PS: Plan Explorer is pretty impressive!
Thanks Roji. And I guess there's always another layer of the onion. :-) And thanks again for your kind words the other day about aspfaq.com. It's amazing how often my content from that site still comes up today…
Hey,
great and interesting post!
I'm a bit sad about your interpretation of the DRY principle as you are not actually violating it at all.
The DRY principle states that "Every piece of knowledge must have a single, unambiguous, authoritative representation within a system." Violating DRY, for example, would be interpreting the WheelFlag in the service code and in the client as well. In which case, both the TSQL code, the .NET code (service, for example) and Javascrip (Client, for example) hold the same "version of the truth" about how a WheelFlag should be interpret. This could then be solved by (for example) generating the TSQL, .NET and Javascript code based on the same XML file when building. THIS (and only this) is considered DRY.
Thanks
Jan
Thanks Jan. I agree with your explicit interpretation of DRY, but I also find that it is often extended in casual conversations to cover things where the spirit of the principle is involved, like the one I've described here (where you're providing the optimizer essentially redundant information) or cases where you put formatting into a user-defined function so you don't have to repeat it in two different queries. Sometimes these are good things, sometimes they are not.
True, however isn't this just proper use of OOP like incapsulating logic in small reusable components (classes/functions/…)?
Let's avoid discussing forever, I feel based on your reply to my comment that we both agree on the explicit interpretation of DRY and the spirit of the principle, I just found it slightly less obvious from your blog post. Which I still consider a great piece of writing, by the way!
Take care,
Jan
Thank You Aaron. asfaq.com and Vyas's site was two resources that immensely helped me in the early stages of my career. No wonder they still come up in disucussions.
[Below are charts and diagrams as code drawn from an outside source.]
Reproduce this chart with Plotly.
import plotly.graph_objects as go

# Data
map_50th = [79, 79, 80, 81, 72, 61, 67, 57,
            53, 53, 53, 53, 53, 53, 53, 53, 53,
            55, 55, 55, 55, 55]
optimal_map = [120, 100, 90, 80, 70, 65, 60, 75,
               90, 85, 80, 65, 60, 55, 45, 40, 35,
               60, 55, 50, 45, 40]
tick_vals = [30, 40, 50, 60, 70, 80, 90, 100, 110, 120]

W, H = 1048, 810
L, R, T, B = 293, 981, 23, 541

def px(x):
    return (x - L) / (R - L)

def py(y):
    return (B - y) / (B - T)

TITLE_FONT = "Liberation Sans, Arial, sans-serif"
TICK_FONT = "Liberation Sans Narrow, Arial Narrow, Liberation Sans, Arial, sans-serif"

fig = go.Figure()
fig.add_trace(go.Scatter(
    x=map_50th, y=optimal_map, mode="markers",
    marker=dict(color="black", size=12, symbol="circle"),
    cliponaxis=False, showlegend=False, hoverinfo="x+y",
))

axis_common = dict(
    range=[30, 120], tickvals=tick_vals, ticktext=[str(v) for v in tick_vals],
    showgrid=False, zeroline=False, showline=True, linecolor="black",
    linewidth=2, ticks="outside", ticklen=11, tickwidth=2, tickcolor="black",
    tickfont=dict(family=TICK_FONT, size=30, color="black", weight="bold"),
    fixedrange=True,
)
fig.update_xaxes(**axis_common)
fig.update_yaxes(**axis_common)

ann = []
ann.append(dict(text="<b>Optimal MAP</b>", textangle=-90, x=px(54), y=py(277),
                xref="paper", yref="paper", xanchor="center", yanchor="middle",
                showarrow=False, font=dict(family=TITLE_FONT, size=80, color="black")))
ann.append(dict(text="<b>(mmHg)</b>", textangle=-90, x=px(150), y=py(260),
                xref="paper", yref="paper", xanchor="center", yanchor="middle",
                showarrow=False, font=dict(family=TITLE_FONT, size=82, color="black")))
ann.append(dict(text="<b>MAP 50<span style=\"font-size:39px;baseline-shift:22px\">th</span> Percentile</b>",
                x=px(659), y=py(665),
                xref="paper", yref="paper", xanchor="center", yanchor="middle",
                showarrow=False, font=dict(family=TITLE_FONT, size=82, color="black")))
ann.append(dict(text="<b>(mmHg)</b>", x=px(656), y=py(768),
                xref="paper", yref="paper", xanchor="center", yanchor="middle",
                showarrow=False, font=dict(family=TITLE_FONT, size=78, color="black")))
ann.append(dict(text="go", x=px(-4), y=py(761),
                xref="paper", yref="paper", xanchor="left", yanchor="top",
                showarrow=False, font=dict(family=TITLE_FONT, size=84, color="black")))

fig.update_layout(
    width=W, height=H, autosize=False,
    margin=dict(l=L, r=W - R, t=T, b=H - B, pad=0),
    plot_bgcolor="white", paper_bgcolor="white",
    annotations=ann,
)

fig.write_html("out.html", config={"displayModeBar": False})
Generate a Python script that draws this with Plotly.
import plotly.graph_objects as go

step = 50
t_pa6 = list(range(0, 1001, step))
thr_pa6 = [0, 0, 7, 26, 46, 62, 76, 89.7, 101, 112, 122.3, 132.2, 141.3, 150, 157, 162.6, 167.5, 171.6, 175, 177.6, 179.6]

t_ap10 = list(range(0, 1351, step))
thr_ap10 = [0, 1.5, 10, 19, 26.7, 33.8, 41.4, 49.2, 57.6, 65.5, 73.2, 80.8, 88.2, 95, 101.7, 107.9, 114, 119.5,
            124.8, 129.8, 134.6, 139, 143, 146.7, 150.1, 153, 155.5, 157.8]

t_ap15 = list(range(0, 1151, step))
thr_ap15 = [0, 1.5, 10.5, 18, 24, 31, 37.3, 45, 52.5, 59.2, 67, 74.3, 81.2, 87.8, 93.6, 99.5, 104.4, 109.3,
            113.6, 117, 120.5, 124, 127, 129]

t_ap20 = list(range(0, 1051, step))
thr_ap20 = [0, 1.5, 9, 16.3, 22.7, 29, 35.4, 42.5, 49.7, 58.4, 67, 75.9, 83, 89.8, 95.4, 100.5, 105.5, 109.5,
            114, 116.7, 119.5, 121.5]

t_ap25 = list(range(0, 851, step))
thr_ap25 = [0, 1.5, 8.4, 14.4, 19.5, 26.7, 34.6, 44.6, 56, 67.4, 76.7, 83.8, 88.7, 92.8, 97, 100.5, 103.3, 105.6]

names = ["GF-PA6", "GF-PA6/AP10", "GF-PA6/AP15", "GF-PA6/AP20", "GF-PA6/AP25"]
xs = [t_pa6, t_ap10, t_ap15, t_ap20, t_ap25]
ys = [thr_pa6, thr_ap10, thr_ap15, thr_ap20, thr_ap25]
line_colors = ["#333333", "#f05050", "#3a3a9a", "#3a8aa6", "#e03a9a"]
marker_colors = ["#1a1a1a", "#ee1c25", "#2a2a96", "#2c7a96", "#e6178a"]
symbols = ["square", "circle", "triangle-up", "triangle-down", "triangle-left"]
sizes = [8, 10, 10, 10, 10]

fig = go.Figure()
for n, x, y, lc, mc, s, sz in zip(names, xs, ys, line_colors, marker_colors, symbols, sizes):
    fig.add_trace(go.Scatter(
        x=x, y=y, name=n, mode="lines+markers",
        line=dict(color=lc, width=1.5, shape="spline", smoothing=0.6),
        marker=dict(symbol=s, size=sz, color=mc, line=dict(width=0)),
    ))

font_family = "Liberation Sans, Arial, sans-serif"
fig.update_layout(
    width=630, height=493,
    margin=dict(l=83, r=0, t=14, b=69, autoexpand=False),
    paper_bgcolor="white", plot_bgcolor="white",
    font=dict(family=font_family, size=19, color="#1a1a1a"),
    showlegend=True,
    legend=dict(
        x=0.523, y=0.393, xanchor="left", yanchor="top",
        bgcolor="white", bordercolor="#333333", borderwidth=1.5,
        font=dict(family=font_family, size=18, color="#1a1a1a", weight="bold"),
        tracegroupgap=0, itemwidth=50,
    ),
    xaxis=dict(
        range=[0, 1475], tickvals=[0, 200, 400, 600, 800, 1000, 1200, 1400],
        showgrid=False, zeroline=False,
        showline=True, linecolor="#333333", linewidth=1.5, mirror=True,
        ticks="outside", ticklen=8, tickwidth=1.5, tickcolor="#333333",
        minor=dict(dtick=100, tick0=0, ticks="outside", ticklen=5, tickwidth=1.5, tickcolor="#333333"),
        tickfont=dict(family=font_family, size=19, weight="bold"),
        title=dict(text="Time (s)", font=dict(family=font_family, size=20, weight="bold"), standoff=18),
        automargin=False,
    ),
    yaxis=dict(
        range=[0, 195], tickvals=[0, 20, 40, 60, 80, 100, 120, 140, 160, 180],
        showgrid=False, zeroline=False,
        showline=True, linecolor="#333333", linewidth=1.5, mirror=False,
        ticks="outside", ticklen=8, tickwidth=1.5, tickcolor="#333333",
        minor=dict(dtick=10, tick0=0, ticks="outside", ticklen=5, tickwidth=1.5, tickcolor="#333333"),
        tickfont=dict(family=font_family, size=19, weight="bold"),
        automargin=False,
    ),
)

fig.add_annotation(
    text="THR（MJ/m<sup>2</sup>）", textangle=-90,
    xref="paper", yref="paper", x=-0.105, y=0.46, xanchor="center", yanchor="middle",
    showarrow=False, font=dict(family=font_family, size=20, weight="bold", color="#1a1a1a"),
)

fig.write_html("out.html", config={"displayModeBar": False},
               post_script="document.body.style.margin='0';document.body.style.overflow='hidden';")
maybe a little late to this party and just interested in bitwise programming I just played around with the code in this article and found that this wil only work for the given wheelflags and combinations 2,6.
how come the WheelFlag 6 is found as a result when only wheelflag 2 is given and when I want to find only the Wheelflag 4 it also comes up with the 5 and 6.
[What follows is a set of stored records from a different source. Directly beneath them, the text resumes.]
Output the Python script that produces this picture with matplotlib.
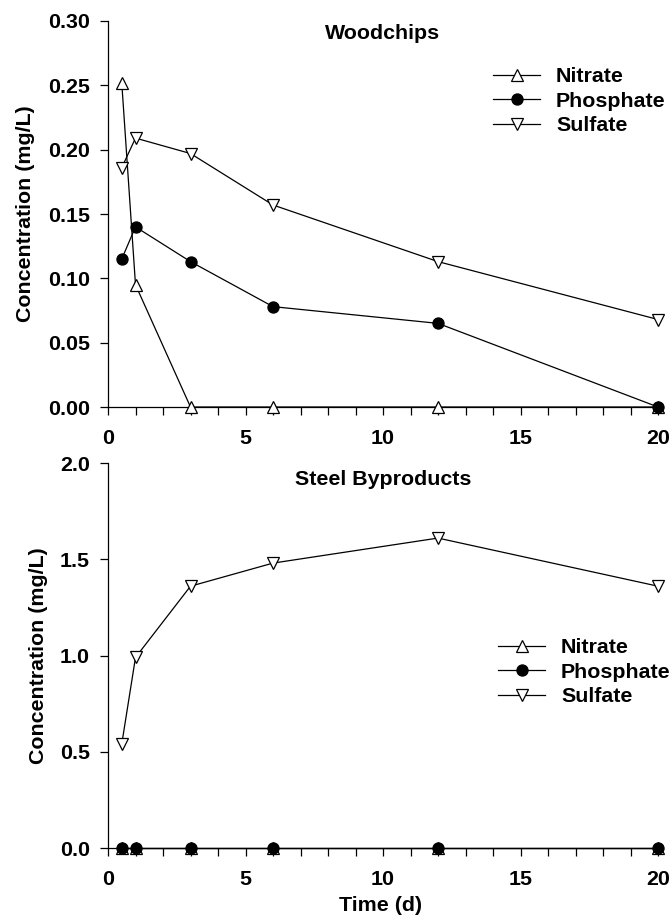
import matplotlib
matplotlib.use("Agg")
import matplotlib.pyplot as plt
from matplotlib.ticker import MultipleLocator

plt.rcParams['font.family'] = ['Liberation Sans', 'DejaVu Sans']
plt.rcParams['font.weight'] = 'bold'

time_d = [0.5, 1, 3, 6, 12, 20]

wood_nitrate = [0.252, 0.095, 0.0, 0.0, 0.0, 0.0]
wood_phosphate = [0.115, 0.140, 0.113, 0.078, 0.065, 0.0]
wood_sulfate = [0.186, 0.209, 0.197, 0.157, 0.113, 0.068]

steel_nitrate = [0.0, 0.0, 0.0, 0.0, 0.0, 0.0]
steel_phosphate = [0.0, 0.0, 0.0, 0.0, 0.0, 0.0]
steel_sulfate = [0.54, 0.99, 1.36, 1.48, 1.61, 1.36]

series_names = ["Nitrate", "Phosphate", "Sulfate"]
panel_titles = ["Woodchips", "Steel Byproducts"]
x_ticks = [0, 5, 10, 15, 20]
top_yticks = [0.00, 0.05, 0.10, 0.15, 0.20, 0.25, 0.30]
bot_yticks = [0.0, 0.5, 1.0, 1.5, 2.0]

W, H = 672, 917
fig = plt.figure(figsize=(W / 100, H / 100), dpi=100)

def fx(px):
    return px / W

def fy(py):
    return 1 - py / H

ax1 = fig.add_axes([fx(108), fy(407), fx(658) - fx(108), fy(21) - fy(407)])
ax2 = fig.add_axes([fx(108), fy(848), fx(658) - fx(108), fy(463) - fy(848)])

styles = [
    dict(marker='^', mfc='white', mec='black', ms=9),
    dict(marker='o', mfc='black', mec='black', ms=8),
    dict(marker='v', mfc='white', mec='black', ms=9),
]

FS = 15.4

def draw(ax, data, title, yticks, ymax, fmt, legend_pos, ylabel_x):
    for vals, name, st in zip(data, series_names, styles):
        ax.plot(time_d, vals, color='black', lw=0.9, mew=0.9, label=name,
                clip_on=False, zorder=3, **st)
    ax.set_xlim(0, 20)
    ax.set_ylim(0, ymax)
    ax.set_xticks(x_ticks)
    ax.xaxis.set_minor_locator(MultipleLocator(1))
    ax.set_yticks(yticks)
    ax.set_yticklabels([fmt.format(v) for v in yticks])
    for s in ['top', 'right']:
        ax.spines[s].set_visible(False)
    for s in ['left', 'bottom']:
        ax.spines[s].set_linewidth(0.9)
    ax.tick_params(axis='both', which='both', direction='out', length=6, width=0.9,
                   labelsize=FS)
    ax.tick_params(axis='x', pad=10)
    ax.tick_params(axis='y', pad=7)
    for lab in ax.get_xticklabels() + ax.get_yticklabels():
        lab.set_fontweight('bold')
    ax.set_ylabel("Concentration (mg/L)", fontsize=FS, fontweight='bold')
    ax.yaxis.set_label_coords(ylabel_x, 0.5)
    ax.text(0.5, title[1], title[0], transform=ax.transAxes, ha='center', va='center',
            fontsize=FS, fontweight='bold')
    leg = ax.legend(loc='upper left', bbox_to_anchor=legend_pos,
                    bbox_transform=fig.transFigure, frameon=False, fontsize=FS,
                    borderpad=0, borderaxespad=0, handlelength=2.2,
                    handletextpad=0.75, labelspacing=0.26)
    for t in leg.get_texts():
        t.set_fontweight('bold')

draw(ax1, [wood_nitrate, wood_phosphate, wood_sulfate], (panel_titles[0], 0.968),
     top_yticks, 0.30, "{:.2f}", (fx(493), fy(67)), -0.132)
draw(ax2, [steel_nitrate, steel_phosphate, steel_sulfate], (panel_titles[1], 0.958),
     bot_yticks, 2.0, "{:.1f}", (fx(498), fy(638)), -0.11)

ax2.set_xlabel("Time (d)", fontsize=FS, fontweight='bold')
ax2.xaxis.set_label_coords(0.495, -0.125)

fig.savefig("out.png", dpi=100)
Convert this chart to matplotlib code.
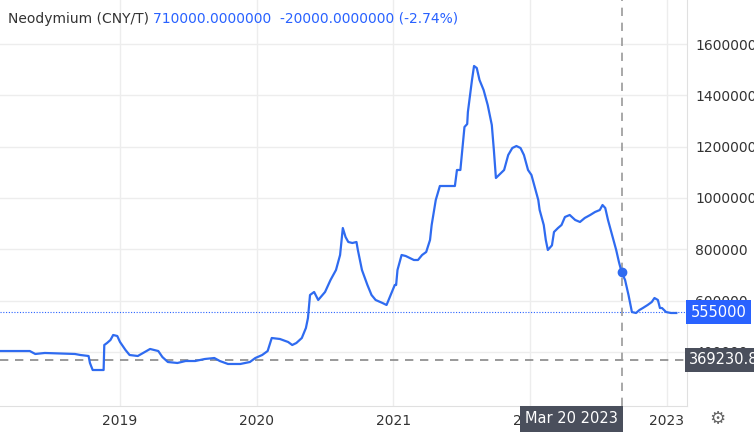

DECLARE @Flag TINYINT = 2;
SELECT OrderID
FROM dbo.CarOrders
WHERE WheelFlag & @Flag = @Flag;
this means 6 & 2 = 2
can anybody explain this?
in short: what does the & do ?
thanks for any reply
The documentation (e.g. here) will probably do a better job of explaining bitwise than I ever could.
Generally, my recommendation is to avoid encoding multiple pieces of information in a single value, for multiple reasons – including the driver behind this post.
This looks like an old post but if I may add this: with deceiving sql to do a seek on the bitwise column you get a wrong estimate which affects the other paths if you have this as part of a complex query.